SHIPPING container handler, Patrick Stevedores, gave the WA shipping industry a peak at its futuristic national stevedoring plans at a presentation to industry and government in Fremantle last week.

The company says its robotic container ship unloaders will revolutionise the stevedoring industry, cutting operation and maintenance costs by up to 40 per cent and improving safety and efficiency on the waterfront.

Since 1996 Patrick, in joint venture with Sydney University and Finnish fork-lift manufacturer Sisu/Kalmar, have been developing the Automated Straddle Carriers (ASC) at its Brisbane terminal in conjunction with the COSCO shipping line.

The plan is to roll-out the system throughout Patrick Stevedores’ Australian operations during the next decade.

After the meeting, Sea Freight Council of Western Australia (SFCWA) executive officer David Marshall said while automation of Patrick’s Fremantle operation appeared to be a way off, the council was supportive of the plan.

He said the meeting was very positive.

“It has received very good industry support,” Mr Marshall said.

“As far as Patrick is concerned, they have put a lot of time and money into the project.

“They expect all terminals to become automated.”

However, he said while Patrick’s presentation was very impressive it was important the system be able to handle current industry requirements.

“Nobody wants to go backwards, it needs to be as good as, or better,” Mr Marshall said.

Currently the national (container) hourly lifts average is 28, while Patrick’s automated system averages 25 lifts an hour.

However, this is with the use of old cranes, and it is hoped new cranes will increase the average to equal or better than the national average. 

Mr Marshall said it was hoped any cost-savings would be passed on to customers.

The development is at the forefront of the industry and is being watched by stakeholders worldwide.

While manual straddle carriers are common in most ports around the world, the technology Patrick Technology has developed removes the need for a manual operation cabin.

The ASC can operate continuously, during periods of reduced visibility, and with no need to cease operations for change of shift or driver breaks.

Each automated carrier will be manufactured by Sisu/Kalmar at a cost of around $1 million, and Patrick has poured money into developing and testing the technology.

Just last month Patrick signed a deal with the Port of Brisbane to spend $100 million to develop its automated container terminal service in Queensland.
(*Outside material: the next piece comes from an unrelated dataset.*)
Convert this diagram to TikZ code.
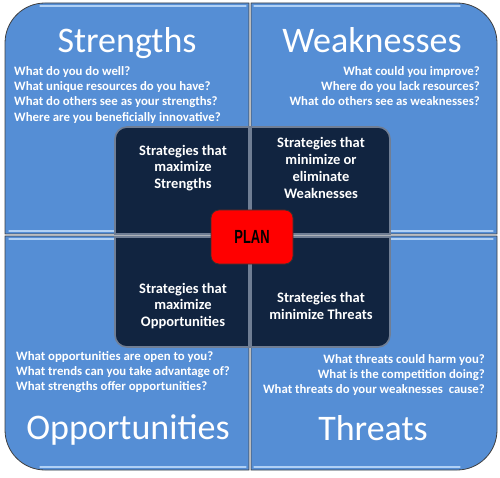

Patrick’s Fremantle terminal is anticipated to receive the new straddle carriers in 2008 — one of Patrick’s last terminals behind Brisbane, Sydney and possibly Melbourne.

It is understood that up to 16 automated straddle carriers will be installed at Fremantle.

However, Fremantle Ports said Patrick had not provided any firm details of its plans or timing intentions for further development of cargo-handling infrastructure at its Fremantle container terminal.

Currently there are two main container handlers in Fremantle’s Inner Harbour port – Patrick Stevedores and P&O.

Western Stevedores operates a smaller facility.